Sitting on toilet reading Pajiba.

about 1 minute ago from twitterfeed

Posted by: Beyonce Rowles (L.O.V.E.) at April 28, 2009 7:04 PM

Wiped.

about 2 minutes ago from twitterfeed

Posted by: Beyonce Rowles (L.O.V.E.) at April 28, 2009 7:08 PM

Ok, I just read through that Observe & Report thread. Having not seen the movie I have nothing to say but a lot of people definitely got all het up. But I didn't see Pookie saying anything worse than usual or really any different than some others, there was some heinous shit getting tossed around by a lot of people. Was there something behind the scenes that caused the ban? Or was it just an "enough is enough" situation. I'm honestly curious.

Posted by: TylerDFC at April 28, 2009 7:15 PM

(if you’re a phoneophile, raise your hand!)
---
Both hands way up. My idea of hell is a place where anyone can reach you, at any time.

So: I have no cell (Mrs. , has one and occasionally she makes me borrow it, and I have to relearn how to use it every time), and if I had my way we'd have no landline either (Mrs. , works at home and screens all my calls).

Jeebus, I'm paying Verizon and USCellular like *carry the 3 ...* $155 a month for shit I hate to even have in my house.

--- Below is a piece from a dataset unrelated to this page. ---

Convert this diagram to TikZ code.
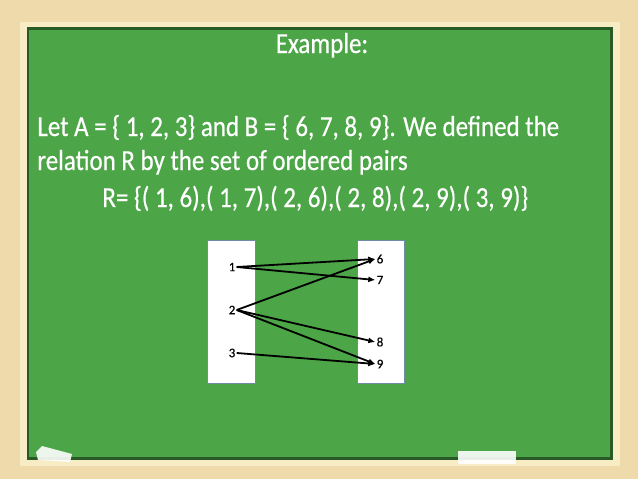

So don't nunna yinz fucking call me, ever, OK?

Except you, Kayanne.

Posted by: , (the commenter formerly known as bucdaddy) at April 28, 2009 8:43 PM

I believe studies are already underway that demonstrate the complete lack of social skills younger people have, because they spend all their time texting and pushing buttons in front of a computer screen, instead of interacting with actual people.

Don't get me wrong. The internet has good stuff in it. Like this site. I love the commentators here and the articles, but I also enjoying interacting with real, live human beings, in situations where I can examine their body language and tone of voice. Texting has always seemed to me to be just a faster form of the telegraph, without having to, dear God, TALK to people. If you don't like a person enough to listen to their voice, why would you want to send lame ass text messages?

Facebook and Twitter just baffle me, for one because I don't understand how anyone has TIME for it all. Who the fuck wants to document every mundane activity of their life day to day? Who the fuck wants to read about OTHER people's mundane lives? Who has time to drop what they're doing every hour to update their accounts? Because I'm thinking that if you do have that much time, you're not doing much that's worth updating.

It IS OK to keep some of your life private, you know. A little mystery is good.

Re: the Pajiban Voldemort--I too have read that Observe and Report comment thread, and You Know Who didn't seem any worse than his usual appalling, crass self. What's up?

Posted by: DeadBessie at April 29, 2009 9:10 AM

I will defend Facebook because it gives me an outlet to get through what is easily the worst job I have ever had (a part-time temp gig that I only suffer through because my real job won't bump me up to full-time hours). Without Facebook, I wouldn't be able to give moment-to-moment updates on the inane self-important blathering or epic halitosis of my boss (Bill Lumberg has nothing on this guy). Note to all you kids out there: Don't use Facebook to dump on a job you actually care about keeping, and don't dump on work unless you essentially limit your searchability to zero - learn from Dooce's mistakes!

For folks wondering about P@@kie, my understanding is that the really bad stuff got deleted from the thread, but the responses were left as-is. I could be wrong, though.

Posted by: Tammy at April 29, 2009 10:11 AM

... complete lack of social skills ... because they spend all their time ... pushing buttons in front of a computer screen, instead of interacting with actual people.

This sums up my coworkers pretty well, actually, but most of them are over 50. Of course, I do work in a library.

Some people look at the "every moment of your life is on public broadcast" type attention whoring and cringe violently--it's pretty much my version of hell. That's why the innernets is great--it allows for the paradox of a community of hermits.